Flat plate collectors use a flat absorber plate in an insulated box with a glass cover, while evacuated tube collectors consist of multiple glass tubes with a vacuum seal to minimize heat loss. Flat plate collectors are more durable, cheaper, and better for low-to-medium temperature applications (up to ~80°C). Evacuated tube collectors offer higher efficiency at higher temperatures (up to ~200°C) and in colder climates but are more fragile and expensive.
How does the optical efficiency (η₀) affect performance?
Optical efficiency represents how well the collector absorbs solar radiation. A higher η₀ (e.g., 0.8 vs. 0.7) means the collector captures more sunlight, leading to higher heat gain. However, optical efficiency is just one factor; heat loss coefficients and temperature differences also play critical roles. For example, a collector with η₀ = 0.8 but a high heat loss coefficient (a₁ = 6) may perform worse than a collector with η₀ = 0.75 and a₁ = 3 at higher temperature differences.
Can flat plate collectors work in cold climates?
Yes, but they require antifreeze protection. In freezing climates, use a glycol-water mixture (typically 50% propylene glycol) as the heat transfer fluid. The collector's heat loss coefficient (a₁) becomes more critical in cold weather, as higher ΔT (temperature difference between the collector and ambient) increases heat losses. High-performance flat plate collectors with low a₁ values (e.g., 2.5–3.5) are better suited for cold climates.
What is the typical lifespan of a flat plate collector?
With proper maintenance, flat plate collectors can last 20–30 years. The glass cover and absorber plate are the most durable components, while seals, gaskets, and the heat transfer fluid may require replacement every 5–10 years. Regular inspections for leaks, corrosion, or glass damage can extend the system's life. Manufacturers often provide warranties of 10–12 years for the collector and 5 years for other components.
How do I calculate the payback period for a solar thermal system?
Payback period is calculated as: Payback Period (years) = Total System Cost / Annual Savings. For example, if a system costs $5,000 and saves $1,000 annually in energy bills, the payback period is 5 years. Factors affecting payback include:
- Fuel Costs: Higher electricity/gas prices shorten payback.
- Solar Resource: More sunlight = more savings.
- Incentives: Tax credits, rebates, or net metering can reduce upfront costs.
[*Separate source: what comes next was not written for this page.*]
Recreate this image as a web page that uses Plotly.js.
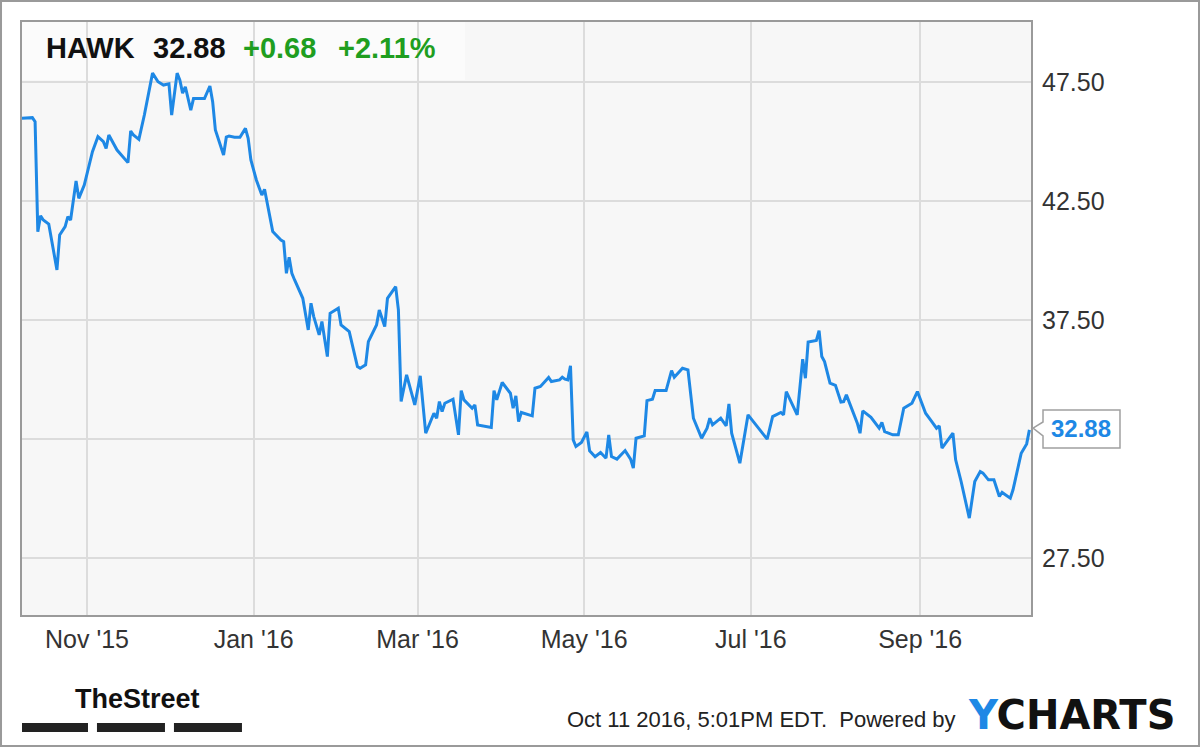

- System Efficiency: Higher efficiency = more savings.
Use the DSIRE database to find local incentives for solar thermal systems.
What are the environmental benefits of using flat plate collectors?
Flat plate collectors reduce reliance on fossil fuels, lowering carbon emissions. A typical 4 m² system can prevent 1–2 tons of CO₂ emissions annually, depending on the fuel it replaces. Over a 25-year lifespan, this equates to 25–50 tons of CO₂. Additionally, solar thermal systems reduce demand for grid electricity, which is often generated from coal or natural gas. They also decrease water usage compared to conventional power plants (e.g., coal plants use ~500 liters of water per MWh).
Can I use flat plate collectors for pool heating?
Yes, but unglazed flat plate collectors are more common for pool heating due to their lower cost and higher efficiency at low temperatures (pool water is typically 25–30°C). Unglazed collectors have no glass cover, making them lighter and cheaper but less efficient in colder or windy conditions. For year-round pool heating in colder climates, glazed flat plate collectors are a better choice, as they can operate efficiently even when ambient temperatures are low.
Conclusion
Flat plate collectors are a proven, versatile, and cost-effective solution for harnessing solar thermal energy. Whether for domestic hot water, space heating, or industrial applications, understanding their performance through tools like this calculator empowers users to design efficient, reliable systems tailored to their needs.
By leveraging the formulas, real-world examples, and expert tips provided here, you can optimize your flat plate collector system for maximum energy savings and longevity. As solar thermal technology continues to advance, flat plate collectors remain a cornerstone of sustainable energy solutions worldwide.